Suheri diketahui telah mendapatkan vonis bebas dalam kasus tersebut sejak 9 September 2020 oleh Pengadilan Tipikor pada PN Pekanbaru. Setelahnya, KPK pun langsung mengajukan kasasi ke MA karena bersikeras Suheri tetap bersalah.
MA kemudian menjatuhkan hukuman 3 tahun penjara dan denda Rp 50 juta subsider 3 bulan kurungan kepada Suheri pada 30 Maret 2021.
“Mengabulkan permohonan kasasi dari pemohon kasasi/penuntut umum pada Komisi Pemberantasan Korupsi,” bunyi putusan kasasi.
Setelahnya, Suheri masih tak terima hingga kemudian mengajukan PK ke MA. Adapun novum atau bukti baru yang diajukan dalam PK tersebut yakni keterangan Annas Maamun yang menderita berbagai penyakit yaitu pelupa atau sindroma geriatri jenis dimensia yang dinilai sangat berpengaruh terhadap ingatannya.
Lantas, novum dari Suheri mengatakan pihaknya ragu dengan keterangan Annas karena bisa tidak sesuai dengan kejadian yang sebenarnya.
"Bahwa alasan-alasan peninjauan kembali yang dikemukakan oleh Pemohon Peninjauan Kembali/Terpidana dengan dalil ditemukannya Bukti PPK-1, Bukti PPK-2 dan Bukti PPK-3 terkait dengan kondisi kesehatan Saksi Annas Maamun sebagai suatu keadaan yang baru, padahal dalam persidangan yaitu dalam Nota Pembelaan/Pleidoi Pemohon Peninjauan Kembali/Terpidana sudah disampaikan mengenai kondisi kesehatan Saksi Annas Maamun adalah pikun, pelupa dan sakit-sakitan, sehingga keterangan yang diberikan oleh Saksi Annas Maamun tidak bersifat menentukan karena itu bukan merupakan novum sebagaimana ketentuan Pasal 263 Ayat (2) huruf a KUHAP," bunyi pertimbangan amar putusan PK dari MA dikutip Selasa 13 Agustus 2024.
Selain itu, Suheri juga turut mengajukan sejumlah novum diantaranya keterangan saksi lain.
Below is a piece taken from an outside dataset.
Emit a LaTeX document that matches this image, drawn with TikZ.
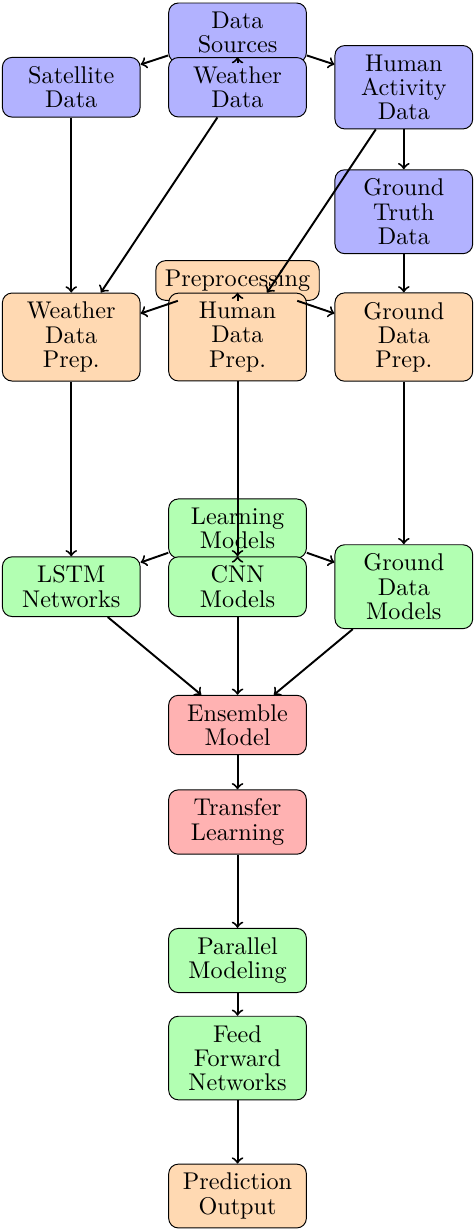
\documentclass[tikz,border=0pt]{standalone}
\usepackage{tikz}
\usetikzlibrary{arrows}

\begin{document}
\begin{tikzpicture}[
    every node/.style={draw, rounded corners, align=center, inner sep=3.75pt,
      font=\fontsize{10pt}{10pt}\selectfont},
    block/.style={text width=1.6cm, minimum width=2cm},
    source/.style={block, fill=blue!30},
    prepro/.style={block, fill=orange!30},
    model/.style={block, fill=green!30},
    merge/.style={block, fill=red!30},
    flow/.style={->, thick}]
  \useasboundingbox (0,0) rectangle (6.884,-17.879);
  % Data sources:
  \node[source] (sources) at (3.45,-0.475) {Data Sources};
  \node[source] (satellite) at (1.035,-1.267) {Satellite Data};
  \node[source] (weather) at (3.45,-1.267) {Weather Data};
  \node[source] (human) at (5.865,-1.267) {Human Activity Data};
  \node[source] (truth) at (5.865,-3.075) {Ground Truth Data};
  % Preprocessing:
  \node[fill=orange!30] (prep) at (3.45,-4.074) {Preprocessing};
  \node[prepro] (weatherprep) at (1.035,-4.895) {Weather Data Prep.};
  \node[prepro] (humanprep) at (3.45,-4.895) {Human Data Prep.};
  \node[prepro] (groundprep) at (5.865,-4.895) {Ground Data Prep.};
  % Learning models:
  \node[model] (learning) at (3.45,-7.676) {Learning Models};
  \node[model] (lstm) at (1.035,-8.521) {LSTM Networks};
  \node[model] (cnn) at (3.45,-8.521) {CNN Models};
  \node[model] (groundmodels) at (5.865,-8.521) {Ground Data Models};
  % Combination and output:
  \node[merge] (ensemble) at (3.45,-10.530) {Ensemble Model};
  \node[merge] (transfer) at (3.45,-11.939) {Transfer Learning};
  \node[model] (parallel) at (3.45,-13.950) {Parallel Modeling};
  \node[model] (feedforward) at (3.45,-15.367) {Feed Forward Networks};
  \node[prepro] (output) at (3.45,-17.371) {Prediction Output};

  % Connections:
  \draw[flow] (sources) -- (satellite);
  \draw[flow] (sources) -- (weather);
  \draw[flow] (sources) -- (human);
  \draw[flow] (satellite) -- (weatherprep);
  \draw[flow] (weather) -- (weatherprep);
  \draw[flow] (human) -- (humanprep);
  \draw[flow] (human) -- (truth);
  \draw[flow] (truth) -- (groundprep);
  \draw[flow] (prep) -- (weatherprep);
  \draw[flow] (prep) -- (humanprep);
  \draw[flow] (prep) -- (groundprep);
  \draw[flow] (weatherprep) -- (lstm);
  \draw[flow] (humanprep) -- (cnn);
  \draw[flow] (groundprep) -- (groundmodels);
  \draw[flow] (learning) -- (lstm);
  \draw[flow] (learning) -- (cnn);
  \draw[flow] (learning) -- (groundmodels);
  \draw[flow] (lstm) -- (ensemble);
  \draw[flow] (cnn) -- (ensemble);
  \draw[flow] (groundmodels) -- (ensemble);
  \draw[flow] (ensemble) -- (transfer);
  \draw[flow] (transfer) -- (parallel);
  \draw[flow] (parallel) -- (feedforward);
  \draw[flow] (feedforward) -- (output);
\end{tikzpicture}
\end{document}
Novum itu juga sedikit menjelaskan rangkaian kasus alih fungsi hutan di Riau.
"Bahwa berdasarkan fakta-fakta hukum tersebut di atas, maka putusan judex juris yang dimohonkan pemeriksaan peninjauan kembali oleh Pemohon Peninjauan Kembali/Terpidana sudah tepat dan benar dalam menyatakan Pemohon Peninjauan Kembali/Terpidana dalam perkara suap perizinan pengajuan revisi alih fungsi hutan di Provinsi Riau pada Tahun 2014 tersebut terbukti secara sah dan meyakinkan bersalah melakukan tindak pidana korupsi secara bersama-sama," ucapnya.
Maka dari itu, MA pun mengabulkan PK yang diajukan oleh Suheri. Dalam kasus korupsi ini, Suheri dinyatakan secara sah tidak bersalah melakukan tindak pidana sebagaimana yang didakwakan dalam dakwaan alternatif pertama atau alternatif kedua jaksa.